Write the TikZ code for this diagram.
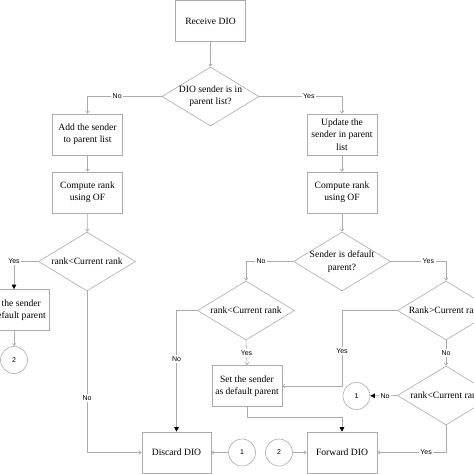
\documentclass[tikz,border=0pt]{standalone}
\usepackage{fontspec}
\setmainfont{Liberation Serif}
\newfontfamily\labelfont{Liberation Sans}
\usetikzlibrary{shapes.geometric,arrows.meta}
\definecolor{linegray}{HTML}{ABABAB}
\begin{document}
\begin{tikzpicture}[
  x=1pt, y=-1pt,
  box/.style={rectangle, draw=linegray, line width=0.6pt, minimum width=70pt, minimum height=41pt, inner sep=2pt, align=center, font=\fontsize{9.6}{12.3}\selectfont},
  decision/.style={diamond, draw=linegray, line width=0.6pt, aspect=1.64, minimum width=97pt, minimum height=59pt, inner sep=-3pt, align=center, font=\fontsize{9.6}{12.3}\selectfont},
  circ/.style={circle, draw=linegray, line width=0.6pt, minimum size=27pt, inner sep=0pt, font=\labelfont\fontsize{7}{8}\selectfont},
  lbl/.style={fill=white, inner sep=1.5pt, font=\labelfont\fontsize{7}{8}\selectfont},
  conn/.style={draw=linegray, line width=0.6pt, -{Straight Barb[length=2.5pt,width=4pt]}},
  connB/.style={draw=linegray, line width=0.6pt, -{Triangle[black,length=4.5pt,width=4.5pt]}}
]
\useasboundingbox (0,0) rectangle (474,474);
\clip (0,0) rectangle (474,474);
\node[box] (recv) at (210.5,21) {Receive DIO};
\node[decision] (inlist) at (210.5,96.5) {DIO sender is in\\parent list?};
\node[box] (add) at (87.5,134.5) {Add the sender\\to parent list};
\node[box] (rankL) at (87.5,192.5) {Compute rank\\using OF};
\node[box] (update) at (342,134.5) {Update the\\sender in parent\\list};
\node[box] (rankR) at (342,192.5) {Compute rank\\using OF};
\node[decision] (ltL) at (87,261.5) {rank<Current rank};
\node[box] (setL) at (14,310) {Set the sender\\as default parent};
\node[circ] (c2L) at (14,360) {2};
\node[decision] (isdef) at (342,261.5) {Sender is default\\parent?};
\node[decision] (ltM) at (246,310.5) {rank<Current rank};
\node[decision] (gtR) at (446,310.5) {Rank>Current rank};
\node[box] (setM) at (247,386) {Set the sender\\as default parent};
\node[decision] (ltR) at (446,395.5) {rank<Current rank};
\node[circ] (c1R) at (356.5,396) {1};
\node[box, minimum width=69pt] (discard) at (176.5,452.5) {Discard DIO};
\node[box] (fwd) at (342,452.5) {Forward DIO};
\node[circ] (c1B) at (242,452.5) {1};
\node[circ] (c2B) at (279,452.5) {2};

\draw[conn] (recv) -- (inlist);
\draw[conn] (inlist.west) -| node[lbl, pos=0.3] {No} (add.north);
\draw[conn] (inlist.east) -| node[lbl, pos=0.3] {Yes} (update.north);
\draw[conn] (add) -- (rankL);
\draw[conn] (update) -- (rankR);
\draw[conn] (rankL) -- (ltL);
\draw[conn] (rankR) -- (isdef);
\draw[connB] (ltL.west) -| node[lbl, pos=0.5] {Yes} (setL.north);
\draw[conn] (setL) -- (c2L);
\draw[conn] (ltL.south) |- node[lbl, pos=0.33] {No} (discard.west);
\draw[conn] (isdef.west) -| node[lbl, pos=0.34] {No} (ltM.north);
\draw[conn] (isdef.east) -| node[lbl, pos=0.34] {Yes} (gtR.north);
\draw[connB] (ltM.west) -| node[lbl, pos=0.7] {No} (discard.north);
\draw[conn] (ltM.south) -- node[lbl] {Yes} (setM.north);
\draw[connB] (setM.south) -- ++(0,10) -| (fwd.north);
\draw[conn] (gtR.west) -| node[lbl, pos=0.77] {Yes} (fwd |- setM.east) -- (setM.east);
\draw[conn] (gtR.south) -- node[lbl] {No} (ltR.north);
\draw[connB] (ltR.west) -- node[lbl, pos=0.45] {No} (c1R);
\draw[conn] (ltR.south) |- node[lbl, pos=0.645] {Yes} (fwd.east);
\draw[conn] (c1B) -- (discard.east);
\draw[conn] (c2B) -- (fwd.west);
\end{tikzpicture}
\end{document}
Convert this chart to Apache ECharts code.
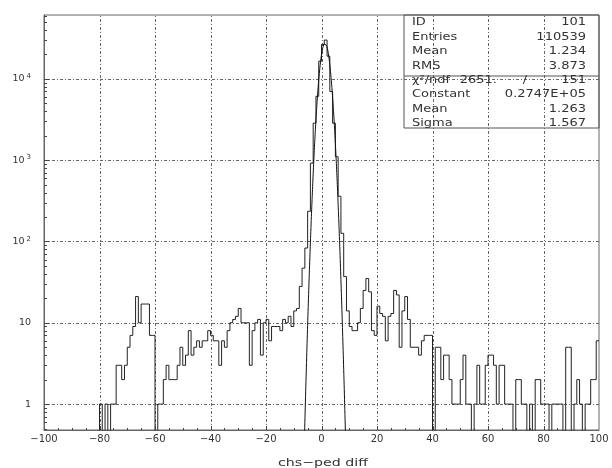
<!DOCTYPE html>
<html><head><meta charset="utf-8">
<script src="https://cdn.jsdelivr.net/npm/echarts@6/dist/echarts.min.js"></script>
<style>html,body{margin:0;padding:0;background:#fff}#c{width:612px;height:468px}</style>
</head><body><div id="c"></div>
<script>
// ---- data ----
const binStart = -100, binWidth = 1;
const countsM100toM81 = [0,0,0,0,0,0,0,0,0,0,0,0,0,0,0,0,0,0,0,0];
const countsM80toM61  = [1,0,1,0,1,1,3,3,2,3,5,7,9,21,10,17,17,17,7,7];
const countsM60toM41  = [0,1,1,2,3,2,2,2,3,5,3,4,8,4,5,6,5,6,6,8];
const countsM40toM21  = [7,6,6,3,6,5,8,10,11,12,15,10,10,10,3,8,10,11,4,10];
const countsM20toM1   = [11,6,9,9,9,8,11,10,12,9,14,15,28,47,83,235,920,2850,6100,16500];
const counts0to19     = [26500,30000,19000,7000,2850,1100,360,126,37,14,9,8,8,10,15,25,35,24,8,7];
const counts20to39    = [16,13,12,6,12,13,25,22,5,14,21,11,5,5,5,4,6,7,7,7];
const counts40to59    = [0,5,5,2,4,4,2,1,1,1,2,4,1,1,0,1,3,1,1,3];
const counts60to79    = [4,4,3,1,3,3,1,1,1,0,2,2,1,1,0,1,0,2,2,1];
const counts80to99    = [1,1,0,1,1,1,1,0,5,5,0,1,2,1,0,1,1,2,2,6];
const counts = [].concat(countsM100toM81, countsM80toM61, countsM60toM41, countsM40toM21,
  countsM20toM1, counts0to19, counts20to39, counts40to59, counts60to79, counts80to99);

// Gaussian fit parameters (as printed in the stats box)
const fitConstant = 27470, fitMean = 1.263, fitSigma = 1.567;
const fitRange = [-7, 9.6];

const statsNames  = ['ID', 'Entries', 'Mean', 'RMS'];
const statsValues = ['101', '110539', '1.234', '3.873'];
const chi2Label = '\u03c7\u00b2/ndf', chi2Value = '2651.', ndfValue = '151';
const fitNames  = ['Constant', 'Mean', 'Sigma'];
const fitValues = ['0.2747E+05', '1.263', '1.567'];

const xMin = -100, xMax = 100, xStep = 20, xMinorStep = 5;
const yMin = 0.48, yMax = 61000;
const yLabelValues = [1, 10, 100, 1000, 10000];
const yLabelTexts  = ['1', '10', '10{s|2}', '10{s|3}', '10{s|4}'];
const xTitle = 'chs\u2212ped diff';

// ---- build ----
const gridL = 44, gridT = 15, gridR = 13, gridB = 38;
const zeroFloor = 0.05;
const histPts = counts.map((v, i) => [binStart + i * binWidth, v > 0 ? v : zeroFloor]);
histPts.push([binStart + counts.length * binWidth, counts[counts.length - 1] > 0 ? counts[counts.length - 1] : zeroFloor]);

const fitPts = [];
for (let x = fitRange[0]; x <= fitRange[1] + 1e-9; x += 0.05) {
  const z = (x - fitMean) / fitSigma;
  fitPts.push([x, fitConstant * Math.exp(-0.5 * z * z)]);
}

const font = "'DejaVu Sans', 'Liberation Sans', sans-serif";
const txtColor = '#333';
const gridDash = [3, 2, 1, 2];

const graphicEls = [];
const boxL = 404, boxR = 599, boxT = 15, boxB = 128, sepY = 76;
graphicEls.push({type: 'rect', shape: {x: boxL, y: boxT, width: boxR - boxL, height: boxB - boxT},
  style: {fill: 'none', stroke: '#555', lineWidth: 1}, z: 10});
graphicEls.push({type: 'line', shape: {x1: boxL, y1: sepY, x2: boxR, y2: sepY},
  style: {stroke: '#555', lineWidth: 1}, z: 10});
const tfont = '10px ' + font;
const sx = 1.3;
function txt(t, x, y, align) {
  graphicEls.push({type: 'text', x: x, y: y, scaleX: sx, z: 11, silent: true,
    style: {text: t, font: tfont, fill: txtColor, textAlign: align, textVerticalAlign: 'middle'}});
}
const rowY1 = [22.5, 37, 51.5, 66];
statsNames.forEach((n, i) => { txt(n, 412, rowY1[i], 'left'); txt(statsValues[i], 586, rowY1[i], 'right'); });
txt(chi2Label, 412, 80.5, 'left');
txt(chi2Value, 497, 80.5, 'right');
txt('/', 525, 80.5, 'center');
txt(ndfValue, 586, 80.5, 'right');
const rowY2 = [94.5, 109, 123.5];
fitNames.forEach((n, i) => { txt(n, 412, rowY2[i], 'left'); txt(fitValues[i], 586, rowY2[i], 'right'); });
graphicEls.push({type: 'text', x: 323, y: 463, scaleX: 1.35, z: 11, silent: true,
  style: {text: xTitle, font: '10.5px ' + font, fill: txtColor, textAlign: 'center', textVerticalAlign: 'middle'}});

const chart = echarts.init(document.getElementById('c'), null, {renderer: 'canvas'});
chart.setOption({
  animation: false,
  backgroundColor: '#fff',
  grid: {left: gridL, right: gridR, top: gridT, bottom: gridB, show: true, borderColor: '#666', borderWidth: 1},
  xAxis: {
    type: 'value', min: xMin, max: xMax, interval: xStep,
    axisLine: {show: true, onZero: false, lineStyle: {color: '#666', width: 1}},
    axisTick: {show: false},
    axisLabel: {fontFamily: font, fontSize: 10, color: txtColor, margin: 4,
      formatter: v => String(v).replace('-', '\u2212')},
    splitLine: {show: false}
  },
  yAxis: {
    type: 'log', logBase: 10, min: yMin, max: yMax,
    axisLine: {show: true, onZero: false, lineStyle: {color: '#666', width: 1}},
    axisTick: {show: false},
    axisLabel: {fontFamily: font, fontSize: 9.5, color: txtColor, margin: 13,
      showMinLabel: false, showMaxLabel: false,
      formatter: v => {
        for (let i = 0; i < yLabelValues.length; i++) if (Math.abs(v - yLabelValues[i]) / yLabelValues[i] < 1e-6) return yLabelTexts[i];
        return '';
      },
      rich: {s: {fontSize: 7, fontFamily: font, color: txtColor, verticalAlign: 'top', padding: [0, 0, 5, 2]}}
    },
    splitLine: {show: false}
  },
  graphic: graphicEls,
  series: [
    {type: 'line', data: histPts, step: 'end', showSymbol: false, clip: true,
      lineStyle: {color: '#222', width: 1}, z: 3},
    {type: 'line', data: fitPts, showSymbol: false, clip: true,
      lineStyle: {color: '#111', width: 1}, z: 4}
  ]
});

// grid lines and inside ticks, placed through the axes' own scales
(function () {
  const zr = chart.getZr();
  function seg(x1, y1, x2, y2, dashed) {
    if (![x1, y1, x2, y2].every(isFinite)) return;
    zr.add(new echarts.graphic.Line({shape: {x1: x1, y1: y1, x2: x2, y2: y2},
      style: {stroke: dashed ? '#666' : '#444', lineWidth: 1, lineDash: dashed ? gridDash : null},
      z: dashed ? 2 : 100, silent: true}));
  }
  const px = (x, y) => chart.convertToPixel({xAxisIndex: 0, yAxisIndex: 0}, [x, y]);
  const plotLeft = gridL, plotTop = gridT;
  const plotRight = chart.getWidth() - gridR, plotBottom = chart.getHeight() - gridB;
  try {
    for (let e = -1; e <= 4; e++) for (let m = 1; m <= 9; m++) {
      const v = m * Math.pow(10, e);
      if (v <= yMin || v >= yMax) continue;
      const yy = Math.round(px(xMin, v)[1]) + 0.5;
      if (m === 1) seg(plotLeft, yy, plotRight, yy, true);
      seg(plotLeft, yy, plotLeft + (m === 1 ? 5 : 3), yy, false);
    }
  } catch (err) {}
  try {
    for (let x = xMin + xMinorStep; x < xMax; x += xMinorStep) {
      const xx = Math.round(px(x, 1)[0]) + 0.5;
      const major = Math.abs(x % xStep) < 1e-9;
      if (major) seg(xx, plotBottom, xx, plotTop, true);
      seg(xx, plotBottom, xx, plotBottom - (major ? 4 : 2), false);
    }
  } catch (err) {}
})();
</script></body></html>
• • • •
**INSTRUCTIONS TO FOLLOW:**
Reproduce each line holding the word "code".

**FULL SOLUTION:**
Write the TikZ code for this diagram.
Convert this chart to Apache ECharts code.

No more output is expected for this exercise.